E se no último segundo o doente grita "quero viver!"?
Quer por razões profissionais, quer por razões da minha vida pessoal, tive de estudar o mais profundamente que me foi possível a questão da eutanásia e do suicídio assistido. O debate que há anos se faz em torno deste assunto falha, parece-me, num aspeto que me parece crucial: os métodos para se proceder à concretização da opção pela morte antecipada de um doente incurável estão pouco discutidos.
Fui ver a proposta que, em princípio, será votada esta semana pelos deputados e que foi elaborada pelo Partido Socialista, que resulta já de uma reelaboração feita após os vetos e devoluções ao Parlamento decididos por parte do Presidente da República.

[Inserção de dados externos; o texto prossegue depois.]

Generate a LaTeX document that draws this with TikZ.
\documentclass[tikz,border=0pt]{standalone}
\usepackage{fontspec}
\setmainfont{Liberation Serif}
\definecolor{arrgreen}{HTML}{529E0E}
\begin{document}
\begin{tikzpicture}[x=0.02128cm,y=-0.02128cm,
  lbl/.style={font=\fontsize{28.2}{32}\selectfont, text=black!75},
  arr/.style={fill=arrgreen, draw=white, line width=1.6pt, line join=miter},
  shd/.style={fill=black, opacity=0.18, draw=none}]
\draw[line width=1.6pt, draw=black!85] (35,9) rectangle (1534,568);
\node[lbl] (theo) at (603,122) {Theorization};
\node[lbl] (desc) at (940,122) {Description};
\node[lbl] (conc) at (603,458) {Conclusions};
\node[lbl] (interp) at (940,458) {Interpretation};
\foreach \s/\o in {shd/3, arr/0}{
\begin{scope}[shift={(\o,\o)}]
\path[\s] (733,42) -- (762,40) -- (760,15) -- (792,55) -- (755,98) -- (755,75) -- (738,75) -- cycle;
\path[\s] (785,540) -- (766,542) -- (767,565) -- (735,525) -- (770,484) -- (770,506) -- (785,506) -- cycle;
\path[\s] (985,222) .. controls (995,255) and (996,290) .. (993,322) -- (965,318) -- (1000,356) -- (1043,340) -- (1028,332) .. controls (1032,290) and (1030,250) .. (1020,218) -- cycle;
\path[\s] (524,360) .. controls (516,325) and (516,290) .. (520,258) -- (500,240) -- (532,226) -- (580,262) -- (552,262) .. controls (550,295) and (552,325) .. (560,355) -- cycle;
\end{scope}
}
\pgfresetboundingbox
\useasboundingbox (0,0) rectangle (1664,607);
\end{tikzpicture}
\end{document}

Depois de circunscrever as situações e as condições em que tal prática pode ser feita, a proposta de lei, sobre a metodologia a seguir, diz o seguinte: "O médico orientador informa e esclarece o doente sobre os métodos disponíveis para praticar a morte medicamente assistida, designadamente a autoadministração de fármacos letais pelo próprio doente ou a administração pelo médico ou profissional de saúde...".
Portanto, a metodologia seguida (li o restante texto que vai ser votado e nada vi nele que contrariasse o que vou dizer) implica sempre um único processo: aplicar, pelo próprio ou por pessoal médico, um conjunto de drogas que concretize essa morte.
O meu primeiro impulso é simpatizar com a ideia de permitir a eutanásia às pessoas em sofrimento e com doenças incuráveis (se pensar em mim próprio, acho que em agonia similar provavelmente desejaria uma solução dessas), mas, para além de todas as questões éticas, morais, civilizacionais, constitucionais, economicistas, religiosas e outras que tal prática suscita, há este problema para o qual não encontro solução: como impedir a morte em caso de arrependimento de último segundo?
A administração de drogas para causar a eutanásia ou o suicídio assistido, pelo que me foi dado perceber, implica sempre a existência de um pequeno espaço de tempo em que a pessoa ainda está viva (no mínimo, segundo li, cinco segundos). Nessa altura, porém, já não se pode ou é praticamente impossível inverter o processo.
Se nesse pequeno espaço de tempo a pessoa estiver inconsciente, pelo efeito dos barbitúricos ou dos analgésicos utilizados, não consegue aperceber-se do momento da morte, nem consegue comunicar o eventual arrependimento de último segundo.
Se estiver consciente, mas se no seu corpo já tiverem sido injetados os medicamentos que param o coração e a respiração, é praticamente impossível evitar a morte caso a pessoa manifeste uma renovada vontade de viver.
Esta proposta de lei, que pretende melhorar a condição humana, cria, portanto, duas possíveis situações tremendamente desumanas e pode matar pessoas que, apesar de todas as precauções e confirmações anteriormente tomadas, decidem que afinal não queriam morrer naquele preciso momento ou morrem sem terem direito de manifestar essa nova vontade de viver mais um pouco.
A proposta do PS não prevê a chamada "eutanásia passiva", onde o processo usado é retirar ao doente os medicamentos e a alimentação que o mantém vivo. Se o fizesse, porém, enfrentava outro problema: o risco de prolongar o sofrimento, tornando tragicamente insuficiente o pedido de eutanásia, e o de não se perceber na sociedade qual a diferença dessa metodologia da já permitida proibição de distanásia, pois a fronteira que separa a eutanásia da proibição de obstinação terapêutica é, para o cidadão comum, muito ténue e isso pode gerar equívocos graves e fatais.
Há, portanto, uma série de dúvidas fundamentais para as quais me parece não haver respostas satisfatórias. Se eu estou a ver mal este problema e estas respostas existem por eventualmente a ciência as conhecer, deveriam então ser explicitadas na proposta de lei, que deveria então prever a metodologia correta a seguir, não permitindo variações. Nada disso está lá...
Há, depois, todas as outras dúvidas que o longo debate acerca da eutanásia expôs e há também muitos argumentos fortemente válidos a favor da sua instituição.
Mas esses não são os meus pontos de discussão para hoje. A minha questão, agora, é esta: como é que uma lei pode assegurar que se faz eutanásia sem matar quem, no último segundo, grita "afinal, ainda quero viver!"?